§ **Data section**:
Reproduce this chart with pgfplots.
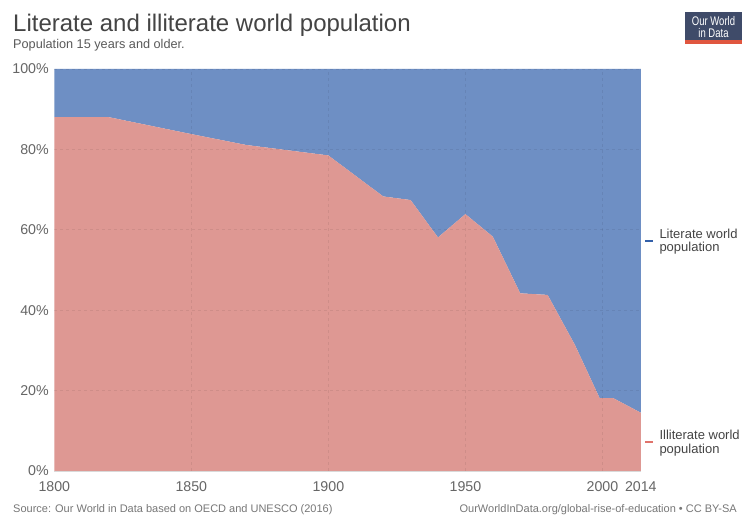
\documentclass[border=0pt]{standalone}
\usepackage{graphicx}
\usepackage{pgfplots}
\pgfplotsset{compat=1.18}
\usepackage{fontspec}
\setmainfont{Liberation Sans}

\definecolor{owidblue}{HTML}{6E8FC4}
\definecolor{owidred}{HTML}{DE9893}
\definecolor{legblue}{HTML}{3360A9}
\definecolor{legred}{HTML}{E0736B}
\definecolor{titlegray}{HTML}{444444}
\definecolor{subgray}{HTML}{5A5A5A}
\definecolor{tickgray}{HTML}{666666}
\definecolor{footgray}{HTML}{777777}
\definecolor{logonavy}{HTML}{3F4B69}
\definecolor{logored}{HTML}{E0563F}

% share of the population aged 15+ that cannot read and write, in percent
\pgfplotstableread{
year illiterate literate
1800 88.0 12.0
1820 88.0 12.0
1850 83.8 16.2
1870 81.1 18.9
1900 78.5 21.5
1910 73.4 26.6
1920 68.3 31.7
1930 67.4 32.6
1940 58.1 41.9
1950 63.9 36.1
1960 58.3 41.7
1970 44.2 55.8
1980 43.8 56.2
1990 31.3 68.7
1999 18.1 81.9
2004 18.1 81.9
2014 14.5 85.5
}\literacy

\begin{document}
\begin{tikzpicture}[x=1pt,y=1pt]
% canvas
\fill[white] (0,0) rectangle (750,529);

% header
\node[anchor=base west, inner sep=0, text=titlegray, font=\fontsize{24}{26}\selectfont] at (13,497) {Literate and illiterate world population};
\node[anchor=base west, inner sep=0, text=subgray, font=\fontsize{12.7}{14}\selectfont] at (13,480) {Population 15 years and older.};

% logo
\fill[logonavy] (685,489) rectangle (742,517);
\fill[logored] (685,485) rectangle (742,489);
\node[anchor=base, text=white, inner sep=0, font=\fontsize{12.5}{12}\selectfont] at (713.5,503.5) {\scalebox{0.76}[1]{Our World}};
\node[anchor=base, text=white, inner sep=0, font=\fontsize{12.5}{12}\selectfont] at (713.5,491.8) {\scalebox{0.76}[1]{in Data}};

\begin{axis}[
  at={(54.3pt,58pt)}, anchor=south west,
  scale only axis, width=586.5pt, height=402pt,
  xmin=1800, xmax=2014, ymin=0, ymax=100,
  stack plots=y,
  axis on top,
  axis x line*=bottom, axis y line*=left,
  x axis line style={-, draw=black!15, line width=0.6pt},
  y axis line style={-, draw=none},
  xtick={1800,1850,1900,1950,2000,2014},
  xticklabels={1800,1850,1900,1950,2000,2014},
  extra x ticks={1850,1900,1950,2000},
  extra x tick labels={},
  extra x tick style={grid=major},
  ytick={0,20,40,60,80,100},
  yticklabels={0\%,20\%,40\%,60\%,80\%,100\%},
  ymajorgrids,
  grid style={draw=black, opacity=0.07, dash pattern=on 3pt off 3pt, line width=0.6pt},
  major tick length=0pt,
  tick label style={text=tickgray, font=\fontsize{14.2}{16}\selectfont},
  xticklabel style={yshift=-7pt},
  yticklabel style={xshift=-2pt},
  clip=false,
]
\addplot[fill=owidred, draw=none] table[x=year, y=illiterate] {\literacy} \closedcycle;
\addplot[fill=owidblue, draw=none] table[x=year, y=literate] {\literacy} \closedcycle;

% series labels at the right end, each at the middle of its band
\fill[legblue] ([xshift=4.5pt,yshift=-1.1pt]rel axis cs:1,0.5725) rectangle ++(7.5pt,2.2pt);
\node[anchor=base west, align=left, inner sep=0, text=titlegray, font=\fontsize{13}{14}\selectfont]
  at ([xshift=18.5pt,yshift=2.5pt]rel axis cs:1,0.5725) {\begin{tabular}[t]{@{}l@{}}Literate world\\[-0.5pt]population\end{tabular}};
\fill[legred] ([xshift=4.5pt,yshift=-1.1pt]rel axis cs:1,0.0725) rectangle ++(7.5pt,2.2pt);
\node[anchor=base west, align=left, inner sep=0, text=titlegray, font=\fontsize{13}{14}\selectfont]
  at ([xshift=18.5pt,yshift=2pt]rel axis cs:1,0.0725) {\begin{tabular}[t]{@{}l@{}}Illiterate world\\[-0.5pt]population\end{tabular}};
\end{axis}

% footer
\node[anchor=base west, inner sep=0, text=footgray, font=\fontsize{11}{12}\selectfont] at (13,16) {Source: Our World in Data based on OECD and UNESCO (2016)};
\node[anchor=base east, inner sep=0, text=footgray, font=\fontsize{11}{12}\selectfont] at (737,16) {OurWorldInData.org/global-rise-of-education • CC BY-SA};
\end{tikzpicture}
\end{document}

§ **What needs to be done**:
Do not include the images; transcribe the rest of the listing exactly.

§ **Reply to the exercise**:
Reproduce this chart with pgfplots.
\documentclass[border=0pt]{standalone}
\usepackage{graphicx}
\usepackage{pgfplots}
\pgfplotsset{compat=1.18}
\usepackage{fontspec}
\setmainfont{Liberation Sans}

\definecolor{owidblue}{HTML}{6E8FC4}
\definecolor{owidred}{HTML}{DE9893}
\definecolor{legblue}{HTML}{3360A9}
\definecolor{legred}{HTML}{E0736B}
\definecolor{titlegray}{HTML}{444444}
\definecolor{subgray}{HTML}{5A5A5A}
\definecolor{tickgray}{HTML}{666666}
\definecolor{footgray}{HTML}{777777}
\definecolor{logonavy}{HTML}{3F4B69}
\definecolor{logored}{HTML}{E0563F}

% share of the population aged 15+ that cannot read and write, in percent
\pgfplotstableread{
year illiterate literate
1800 88.0 12.0
1820 88.0 12.0
1850 83.8 16.2
1870 81.1 18.9
1900 78.5 21.5
1910 73.4 26.6
1920 68.3 31.7
1930 67.4 32.6
1940 58.1 41.9
1950 63.9 36.1
1960 58.3 41.7
1970 44.2 55.8
1980 43.8 56.2
1990 31.3 68.7
1999 18.1 81.9
2004 18.1 81.9
2014 14.5 85.5
}\literacy

\begin{document}
\begin{tikzpicture}[x=1pt,y=1pt]
% canvas
\fill[white] (0,0) rectangle (750,529);

% header
\node[anchor=base west, inner sep=0, text=titlegray, font=\fontsize{24}{26}\selectfont] at (13,497) {Literate and illiterate world population};
\node[anchor=base west, inner sep=0, text=subgray, font=\fontsize{12.7}{14}\selectfont] at (13,480) {Population 15 years and older.};

% logo
\fill[logonavy] (685,489) rectangle (742,517);
\fill[logored] (685,485) rectangle (742,489);
\node[anchor=base, text=white, inner sep=0, font=\fontsize{12.5}{12}\selectfont] at (713.5,503.5) {\scalebox{0.76}[1]{Our World}};
\node[anchor=base, text=white, inner sep=0, font=\fontsize{12.5}{12}\selectfont] at (713.5,491.8) {\scalebox{0.76}[1]{in Data}};

\begin{axis}[
  at={(54.3pt,58pt)}, anchor=south west,
  scale only axis, width=586.5pt, height=402pt,
  xmin=1800, xmax=2014, ymin=0, ymax=100,
  stack plots=y,
  axis on top,
  axis x line*=bottom, axis y line*=left,
  x axis line style={-, draw=black!15, line width=0.6pt},
  y axis line style={-, draw=none},
  xtick={1800,1850,1900,1950,2000,2014},
  xticklabels={1800,1850,1900,1950,2000,2014},
  extra x ticks={1850,1900,1950,2000},
  extra x tick labels={},
  extra x tick style={grid=major},
  ytick={0,20,40,60,80,100},
  yticklabels={0\%,20\%,40\%,60\%,80\%,100\%},
  ymajorgrids,
  grid style={draw=black, opacity=0.07, dash pattern=on 3pt off 3pt, line width=0.6pt},
  major tick length=0pt,
  tick label style={text=tickgray, font=\fontsize{14.2}{16}\selectfont},
  xticklabel style={yshift=-7pt},
  yticklabel style={xshift=-2pt},
  clip=false,
]
\addplot[fill=owidred, draw=none] table[x=year, y=illiterate] {\literacy} \closedcycle;
\addplot[fill=owidblue, draw=none] table[x=year, y=literate] {\literacy} \closedcycle;

% series labels at the right end, each at the middle of its band
\fill[legblue] ([xshift=4.5pt,yshift=-1.1pt]rel axis cs:1,0.5725) rectangle ++(7.5pt,2.2pt);
\node[anchor=base west, align=left, inner sep=0, text=titlegray, font=\fontsize{13}{14}\selectfont]
  at ([xshift=18.5pt,yshift=2.5pt]rel axis cs:1,0.5725) {\begin{tabular}[t]{@{}l@{}}Literate world\\[-0.5pt]population\end{tabular}};
\fill[legred] ([xshift=4.5pt,yshift=-1.1pt]rel axis cs:1,0.0725) rectangle ++(7.5pt,2.2pt);
\node[anchor=base west, align=left, inner sep=0, text=titlegray, font=\fontsize{13}{14}\selectfont]
  at ([xshift=18.5pt,yshift=2pt]rel axis cs:1,0.0725) {\begin{tabular}[t]{@{}l@{}}Illiterate world\\[-0.5pt]population\end{tabular}};
\end{axis}

% footer
\node[anchor=base west, inner sep=0, text=footgray, font=\fontsize{11}{12}\selectfont] at (13,16) {Source: Our World in Data based on OECD and UNESCO (2016)};
\node[anchor=base east, inner sep=0, text=footgray, font=\fontsize{11}{12}\selectfont] at (737,16) {OurWorldInData.org/global-rise-of-education • CC BY-SA};
\end{tikzpicture}
\end{document}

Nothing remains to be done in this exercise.